Republican State Assemblyman Jim Patterson of Fresno recently claimed California would soon have the "highest gas tax in the nation."
He made the claim in a press release days after the California Legislature passed a 12 cent per gallon gasoline tax hike, part of a funding package to raise billions of dollars for state road repairs.
"The $52 billion tax will also put Californians in a special, yet unenviable category – drivers who pay the highest gas tax in the nation," Patterson said in the release issued April 10, 2017.
With Democratic Gov. Jerry Brown’s signature the bill will go into effect in November.
The Golden State’s per gallon gas tax is already high. We set out to fact-check whether it really will be the highest in the country.
Asked for evidence, Patterson’s spokeswoman pointed us to a map showing state-by-state gasoline tax rates produced in March 2016 by the nonprofit Tax Foundation.
That map and its numbers, however, are outdated.
A map produced in January 2017 by the foundation includes the most current state-by-state gas tax rates. Those rates are calculated by adding up state and local gas taxes and fees.
It shows Pennsylvania has the highest per gallon tax rate in the nation at more than 58 cents. California’s current per gallon tax is about 38 cents per gallon, the seventh highest in the nation.
Do the arithmetic: Even with the 12-cent increase, California’s tax will trail Pennsylvania’s by 8 cents per gallon.

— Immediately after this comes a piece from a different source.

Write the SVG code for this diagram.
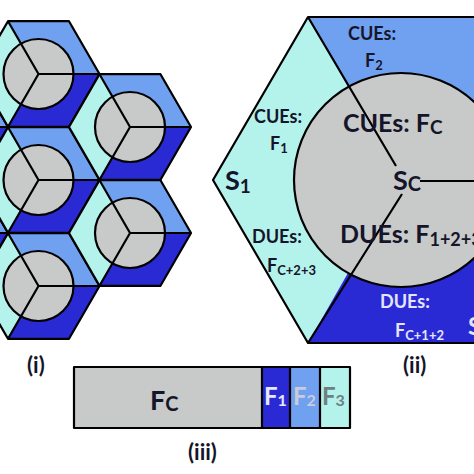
<svg xmlns="http://www.w3.org/2000/svg" width="474" height="474" viewBox="0 0 474 474" xmlns:xlink="http://www.w3.org/1999/xlink">
<style>
.lb{fill:#70a0f0}
.db{fill:#2a2ad4}
.cy{fill:#b4f2ec}
.gr{fill:#c8c9c9}
.ln{fill:none;stroke:#000;stroke-width:2.2;stroke-linejoin:round}
.t{font-family:Lato,"Open Sans","Liberation Sans",sans-serif;font-weight:bold;fill:#15152a}
.w{fill:#e4e6ff}
</style>
<defs>
<g id="cell">
<path class="lb" d="M0,0 L61,0 L30.5,-52.8 L-30.5,-52.8 Z"/>
<path class="db" d="M0,0 L-30.5,52.8 L30.5,52.8 L61,0 Z"/>
<path class="cy" d="M0,0 L-30.5,-52.8 L-61,0 L-30.5,52.8 Z"/>
<circle class="gr" cx="0" cy="0" r="35"/>
<circle class="ln" cx="0" cy="0" r="35"/>
<path class="ln" d="M0,0 L61,0 M0,0 L-30.5,-52.8 M0,0 L-30.5,52.8"/>
<path class="ln" d="M61,0 L30.5,52.8 L-30.5,52.8 L-61,0 L-30.5,-52.8 L30.5,-52.8 Z"/>
</g>
</defs>

<g id="panel-i">
<use xlink:href="#cell" href="#cell" x="-53" y="127"/>
<use xlink:href="#cell" href="#cell" x="-53" y="233"/>
<use xlink:href="#cell" href="#cell" x="38.5" y="74"/>
<use xlink:href="#cell" href="#cell" x="38.5" y="180"/>
<use xlink:href="#cell" href="#cell" x="38.5" y="286"/>
<use xlink:href="#cell" href="#cell" x="130" y="127"/>
<use xlink:href="#cell" href="#cell" x="130" y="233"/>
<text class="t" x="27" y="373" font-size="22">(i)</text>
</g>

<g id="panel-ii">
<path class="cy" d="M401,180 L308,17 L213,180 L308,343 Z"/>
<path class="lb" d="M401,180 L308,17 L600,17 L600,180 Z"/>
<path class="db" d="M401,180 L308,343 L600,343 L600,180 Z"/>
<circle class="gr" cx="401" cy="180" r="107"/>
<circle class="ln" cx="401" cy="180" r="107"/>
<path class="ln" d="M600,17 L308,17 L213,180 L308,343 L600,343"/>
<path class="ln" d="M308,17 L396,166 M308,343 L402,194 M420,181 L480,181"/>
<text class="t" x="348" y="40" font-size="18">CUEs:</text>
<text class="t" x="365" y="67" font-size="18">F<tspan font-size="13" dy="3">2</tspan></text>
<text class="t" x="254" y="123" font-size="18">CUEs:</text>
<text class="t" x="270" y="150" font-size="18">F<tspan font-size="13" dy="3">1</tspan></text>
<text class="t" x="343" y="132" font-size="25">CUEs: F<tspan font-size="19" dy="2">C</tspan></text>
<text class="t" x="225" y="190" font-size="27">S<tspan font-size="19" dy="3">1</tspan></text>
<text class="t" x="393" y="190" font-size="27">S<tspan font-size="20" dy="1">C</tspan></text>
<text class="t" x="340" y="243" font-size="25">DUEs: F<tspan font-size="18" dy="3">1+2+3</tspan></text>
<text class="t" x="252" y="243" font-size="18">DUEs:</text>
<text class="t" x="267" y="272" font-size="18">F<tspan font-size="13" dy="3">C+2+3</tspan></text>
<text class="t w" x="380" y="308" font-size="18">DUEs:</text>
<text class="t w" x="395" y="337" font-size="18">F<tspan font-size="13" dy="3">C+1+2</tspan></text>
<text class="t w" x="468" y="335" font-size="24">S<tspan font-size="17" dy="3">3</tspan></text>
<text class="t" x="403" y="373" font-size="22">(ii)</text>
</g>

<g id="panel-iii">
<rect class="gr" x="74" y="367" width="188" height="61"/>
<rect class="db" x="262" y="367" width="28" height="61"/>
<rect class="lb" x="290" y="367" width="30" height="61"/>
<rect class="cy" x="320" y="367" width="30" height="61"/>
<path class="ln" d="M74,367 H350 V428 H74 Z M262,367 V428 M290,367 V428 M320,367 V428"/>
<text class="t" x="150" y="410" font-size="27">F<tspan font-size="20" dy="1">C</tspan></text>
<text class="t" x="264" y="405" font-size="24" fill="#e6e8ff" style="fill:#e6e8ff">F<tspan font-size="16" dy="1">1</tspan></text>
<text class="t" x="293" y="405" font-size="24" style="fill:#c8ccd8">F<tspan font-size="16" dy="1">2</tspan></text>
<text class="t" x="322" y="405" font-size="24" style="fill:#6e8080">F<tspan font-size="16" dy="1">3</tspan></text>
<text class="t" x="188" y="460" font-size="22">(iii)</text>
</g>
</svg>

"You won’t be No. 1, that’s for sure," said John Buhl, a spokesman for the Washington D.C.-based Tax Foundation. "Pennsylvania will still be the highest."
A chart produced in January 2017 by the American Petroleum Institute, a trade association, confirms the tax foundation’s figures, though it adds in the 18.4 cents per gallon federal gas tax for each state.
Based on current rates, California’s increase will likely result in the second highest state gas tax in the nation, ahead of Washington and Hawaii.
This second highest tax ranking could leave California with the highest overall gas prices at the pump, according to energy analysts.
We looked at that topic in a recent article. As of this week, California’s average price was $2.99 per gallon. It trailed only Hawaii’s $3.04, for a margin of about 5 cents per gallon. The 12 cent per gallon increase could cause California to leap-frog Hawaii, analysts said.
Joe Henchman, a vice president with the Tax Foundation, noted that California also adds a 2.25 percent sales tax on gasoline.
This sales tax is not counted by the foundation or the petroleum institute as part of the state’s gas tax. But based on the current price of gasoline in the state, it represents about 6 or 7 cents per gallon in tax, which "would not entirely close the gap with Pennsylvania," Henchman said.
Five other states charge a sales tax on gasoline: Alaska, Connecticut, Hawaii, Indiana and Illinois. Pennsylvania does not.
Republican State Assemblyman Jim Patterson claimed California’s recent gas tax increase, once approved by Gov. Jerry Brown as expected, would result in the "highest gas tax in the nation."
Patterson relied on outdated gas tax rates.
Current figures from the Tax Foundation show California’s per gallon gas tax will still trail Pennsylvania’s rate by more than 6 cents, even after the tax hike goes into effect in November.
California would likely move from seventh highest to second in the nation.
These figures are also confirmed by the American Petroleum Institute.
In the end, we rate Patterson’s claim False.
UPDATE: This fact-check has been updated with comments from Joe Henchman of the Tax Foundation about the sales tax California charges on gasoline.
The foundation provided us a second update later in April 2017 that accounted for an additional and less-publicized gas tax increase under California’s new legislation. It concluded "Pennsylvania will still be highest, but by a narrower margin." This latest update factors in an additional 7.5 cent per gallon gas tax increase that would start in July 2019. This is on top of the 12 cent per gallon hike that would go into effect in November.
The state’s full gas tax increase would amount to 19.5 cents per gallon by this time. California’s overall gas tax would climb to 58.3 cents per gallon under the foundation’s latest calculations. We continue to rate Patterson's claim as False as the foundation concluded this higher California gas tax, even in 2019, would be "just behind Pennsylvania's highest-in-the-nation 59.3 (cents-per-gallon) tax."
FALSE – The statement is not accurate.